Analysis of Successor Liability under FLSA
The court also examined the factors relevant to evaluating successor liability under the Fair Labor Standards Act (FLSA). It noted that the imposition of successor liability would depend on whether it would be equitable and aligned with federal policy, requiring a balance of interests between the defendant-employer, the plaintiff-employee, and the objectives of federal law. The court identified nine specific factors to consider, such as whether the successor had notice of the claims, the ability of the predecessor to provide relief, continuity of business operations, and whether the same workforce and supervisory personnel were retained. The court concluded that several of these factors might apply to the present case, and C1CU had not sufficiently demonstrated the absence of genuine issues of material fact regarding these factors, particularly concerning continuity of operations and the potential for CPFCU to provide relief.

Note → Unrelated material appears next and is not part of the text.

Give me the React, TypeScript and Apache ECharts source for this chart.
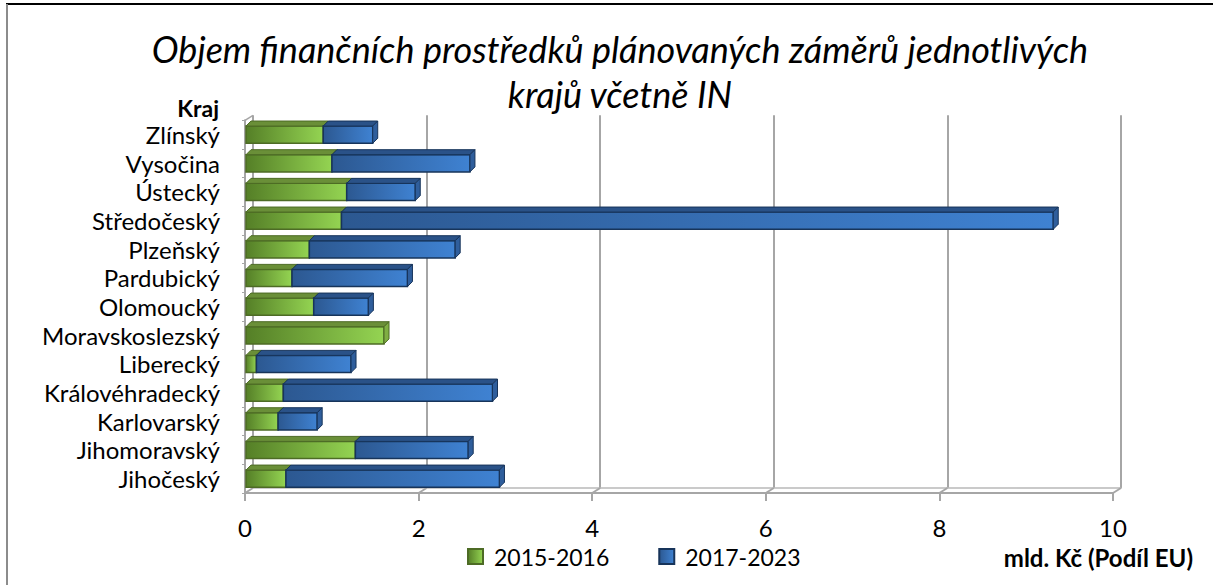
import React, { useEffect, useRef } from "react";
import * as echarts from "echarts";

const categories = [
  "Jihočeský", "Jihomoravský", "Karlovarský", "Královéhradecký", "Liberecký",
  "Moravskoslezský", "Olomoucký", "Pardubický", "Plzeňský", "Středočeský",
  "Ústecký", "Vysočina", "Zlínský",
];
const values2015 = [0.46, 1.26, 0.37, 0.43, 0.12, 1.59, 0.78, 0.53, 0.73, 1.10, 1.16, 0.99, 0.89];
const values2017 = [2.46, 1.30, 0.45, 2.41, 1.09, 0, 0.63, 1.33, 1.68, 8.20, 0.79, 1.59, 0.57];
const xTicks = [0, 2, 4, 6, 8, 10];
const seriesNames = ["2015-2016", "2017-2023"];
const titleText = "Objem finančních prostředků plánovaných záměrů jednotlivých\nkrajů včetně IN";
const yAxisTitle = "Kraj";
const xAxisTitle = "mld. Kč (Podíl EU)";

const FONT = "Lato, 'Open Sans', sans-serif";
const DX = 5;
const DY = 5;
const WALL_DX = 8;
const WALL_DY = 5;

function grad(c0: string, c1: string) {
  return new echarts.graphic.LinearGradient(0, 0, 1, 0, [
    { offset: 0, color: c0 },
    { offset: 1, color: c1 },
  ]);
}

const palettes = [
  { front0: "#557f27", front1: "#94d452", top: "#6a8f38", side: "#7fae43", stroke: "#4d6b25" },
  { front0: "#2c5891", front1: "#3f82d2", top: "#2a5288", side: "#2f5e9c", stroke: "#17345a" },
];

function makeRender(p: any) {
  return (params: any, api: any) => {
    const v0 = api.value(0);
    const v1 = api.value(1);
    if (!(v1 > v0)) return null;
    const s = api.coord([v0, api.value(2)]);
    const e = api.coord([v1, api.value(2)]);
    const h = api.size([0, 1])[1] * 0.6;
    const y0 = s[1] - h / 2;
    const x0 = s[0] + 1;
    const x1 = e[0] + 1;
    return {
      type: "group",
      children: [
        {
          type: "rect",
          shape: { x: x0, y: y0, width: x1 - x0, height: h },
          style: { fill: grad(p.front0, p.front1), stroke: p.stroke, lineWidth: 1.5 },
        },
        {
          type: "polygon",
          shape: { points: [[x0, y0], [x1, y0], [x1 + DX, y0 - DY], [x0 + DX, y0 - DY]] },
          style: { fill: p.top, stroke: p.stroke, lineWidth: 1 },
        },
        {
          type: "polygon",
          shape: { points: [[x1, y0], [x1 + DX, y0 - DY], [x1 + DX, y0 + h - DY], [x1, y0 + h]] },
          style: { fill: p.side, stroke: p.stroke, lineWidth: 1 },
        },
      ],
    };
  };
}

export default function App() {
  const ref = useRef<HTMLDivElement>(null);
  useEffect(() => {
    if (!ref.current) return;
    const chart = echarts.init(ref.current, null, { renderer: "svg" });
    const gridW = 868;
    const gridH = 372.7;
    const option: any = {
      animation: false,
      backgroundColor: "#ffffff",
      title: {
        text: titleText,
        left: 615,
        top: 21,
        textAlign: "center",
        textStyle: {
          fontFamily: FONT,
          fontStyle: "italic",
          fontWeight: "normal",
          fontSize: 36,
          lineHeight: 45,
          color: "#000",
        },
      },
      legend: {
        data: seriesNames,
        left: 467,
        top: 545,
        padding: 0,
        icon: "rect",
        itemWidth: 15,
        itemHeight: 15,
        itemGap: 49,
        textStyle: { fontFamily: FONT, fontSize: 23, color: "#000", padding: [0, 0, 0, 6] },
      },
      grid: [
        { left: 245, top: 120.3, width: gridW, height: gridH },
        { left: 245 + WALL_DX, top: 120.3 - WALL_DY, width: gridW, height: gridH },
      ],
      xAxis: [
        {
          gridIndex: 0,
          type: "value",
          min: 0,
          max: 10,
          interval: 2,
          splitLine: { show: false },
          axisLine: { show: true, lineStyle: { color: "#a6a6a6", width: 2 } },
          axisTick: { show: true, length: 8, lineStyle: { color: "#a6a6a6", width: 2 } },
          axisLabel: { fontFamily: FONT, fontSize: 24, color: "#000", margin: 22 },
        },
        {
          gridIndex: 1,
          type: "value",
          min: 0,
          max: 10,
          interval: 2,
          splitLine: { show: true, lineStyle: { color: "#a6a6a6", width: 2 } },
          axisLine: { show: true, lineStyle: { color: "#b8b8b8", width: 1.5 } },
          axisTick: { show: false },
          axisLabel: { show: false },
        },
      ],
      yAxis: [
        {
          gridIndex: 0,
          type: "category",
          data: categories,
          axisLine: { show: true, lineStyle: { color: "#a6a6a6", width: 2 } },
          axisTick: { show: true, length: 3, lineStyle: { color: "#a6a6a6" } },
          axisLabel: { interval: 0, fontFamily: FONT, fontSize: 24, color: "#000", margin: 25 },
        },
        {
          gridIndex: 1,
          type: "category",
          data: categories,
          axisLine: { show: false },
          axisTick: { show: false },
          axisLabel: { show: false },
        },
      ],
      series: [
        {
          type: "custom",
          name: "floor",
          xAxisIndex: 0,
          yAxisIndex: 0,
          silent: true,
          z: 1,
          data: xTicks.map((v) => [v, 0]),
          encode: { x: 0, y: 1 },
          renderItem: (params: any, api: any) => {
            const cs = params.coordSys;
            const x = api.coord([api.value(0), 0])[0];
            const yb = cs.y + cs.height;
            const children: any[] = [
              {
                type: "line",
                shape: { x1: x, y1: yb, x2: x + WALL_DX, y2: yb - WALL_DY },
                style: { stroke: "#a6a6a6", lineWidth: 2 },
              },
            ];
            if (api.value(0) === 0) {
              children.push({
                type: "line",
                shape: { x1: x, y1: cs.y, x2: x + WALL_DX, y2: cs.y - WALL_DY },
                style: { stroke: "#a6a6a6", lineWidth: 1.5 },
              });
            }
            return { type: "group", children };
          },
        },
        {
          type: "custom",
          name: seriesNames[0],
          xAxisIndex: 0,
          yAxisIndex: 0,
          z: 3,
          itemStyle: { color: grad(palettes[0].front0, palettes[0].front1), borderColor: palettes[0].stroke, borderWidth: 1.5 },
          data: categories.map((c, i) => [0, values2015[i], i]),
          encode: { x: [0, 1], y: 2 },
          renderItem: makeRender(palettes[0]),
        },
        {
          type: "custom",
          name: seriesNames[1],
          xAxisIndex: 0,
          yAxisIndex: 0,
          z: 4,
          itemStyle: { color: grad(palettes[1].front0, palettes[1].front1), borderColor: palettes[1].stroke, borderWidth: 1.5 },
          data: categories.map((c, i) => [values2015[i], values2015[i] + values2017[i], i]),
          encode: { x: [0, 1], y: 2 },
          renderItem: makeRender(palettes[1]),
        },
      ],
      graphic: [
        {
          type: "line",
          shape: { x1: 6, y1: 4, x2: 1213, y2: 4 },
          style: { stroke: "#000", lineWidth: 2 },
        },
        {
          type: "line",
          shape: { x1: 7, y1: 4, x2: 7, y2: 585 },
          style: { stroke: "#8c8c8c", lineWidth: 2 },
        },
        {
          type: "text",
          x: 219,
          y: 108,
          style: {
            text: yAxisTitle,
            fontFamily: FONT,
            fontWeight: "bold",
            fontSize: 23,
            fill: "#000",
            align: "right",
            verticalAlign: "middle",
          },
        },
        {
          type: "text",
          x: 1193,
          y: 557,
          style: {
            text: xAxisTitle,
            fontFamily: FONT,
            fontWeight: "bold",
            fontSize: 24,
            fill: "#000",
            align: "right",
            verticalAlign: "middle",
          },
        },
      ],
    };
    chart.setOption(option);
    return () => chart.dispose();
  }, []);
  return (
    <div
      ref={ref}
      style={{ position: "fixed", left: 0, top: 0, width: 1213, height: 585, background: "#fff" }}
    />
  );
}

De Facto Merger Considerations
The court further analyzed the transaction between CPFCU and C1CU under Ohio law, particularly regarding the concept of a de facto merger. The court cited the Ohio Supreme Court's ruling in Welco Industries, Inc. v. Applied Cos., which outlined criteria for recognizing a de facto merger, including continuity of business activity, continuity of shareholders, rapid dissolution of the predecessor corporation, and assumption of liabilities by the buyer. The court noted that Geissinger argued the transaction amounted to a de facto merger, highlighting that shareholders of CPFCU received equivalent shares in C1CU and that CPFCU ceased to exist after the acquisition. The court found that C1CU had not effectively countered Geissinger's argument regarding the existence of a de facto merger, which further supported the denial of C1CU's motion for summary judgment.
Conclusion of the Court
Ultimately, the court concluded that there were genuine disputes of material fact regarding C1CU's potential successor liability for Geissinger's claims arising from her employment with CPFCU. The court determined that C1CU had not met its burden to demonstrate that no genuine issues of material fact existed, particularly with respect to notice of Geissinger's claims and the nature of the asset acquisition. As a result, the court denied C1CU's motion for summary judgment, allowing Geissinger's claims to proceed for further consideration and potential resolution at trial. This decision underscored the importance of examining both the factual context of asset acquisitions and the legal standards governing successor liability under both federal and state laws.